Improving Out-of-Domain Audio Deepfake Detection via Layer Selection and Fusion of SSL-Based Countermeasures
Authors: Pierre Serrano, Raphaël Duroselle, Florian Angulo, Jean-François Bonastre, Olivier Boeffard
Published: 2025-09-15 14:50:21+00:00
AI Summary
This paper addresses the challenge of out-of-domain (OOD) generalization in audio deepfake detection. It improves detection by performing a layer-wise analysis of self-supervised learning (SSL) encoders, selecting the most informative layers, and fusing multiple encoders for enhanced OOD performance.
Abstract
Audio deepfake detection systems based on frozen pre-trained self-supervised learning (SSL) encoders show a high level of performance when combined with layer-weighted pooling methods, such as multi-head factorized attentive pooling (MHFA).
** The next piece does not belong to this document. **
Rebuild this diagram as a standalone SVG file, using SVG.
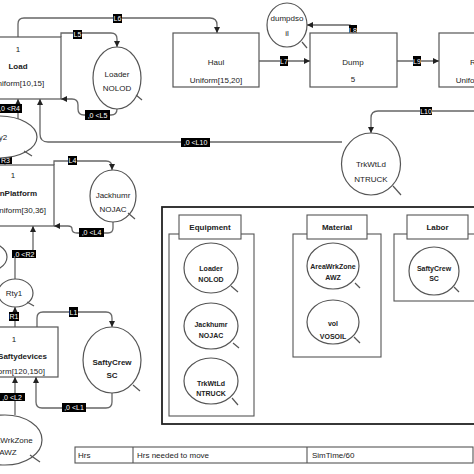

However, they still struggle to generalize to out-of-domain (OOD) conditions. We tackle this problem by studying the behavior of six different pre-trained SSLs, on four different test corpora. We perform a layer-by-layer analysis to determine which layers contribute most. Next, we study the pooling head, comparing a strategy based on a single layer with automatic selection via MHFA. We observed that selecting the best layer gave very good results, while reducing system parameters by up to 80%. A wide variation in performance as a function of test corpus and SSL model is also observed, showing that the pre-training strategy of the encoder plays a role. Finally, score-level fusion of several encoders improved generalization to OOD attacks.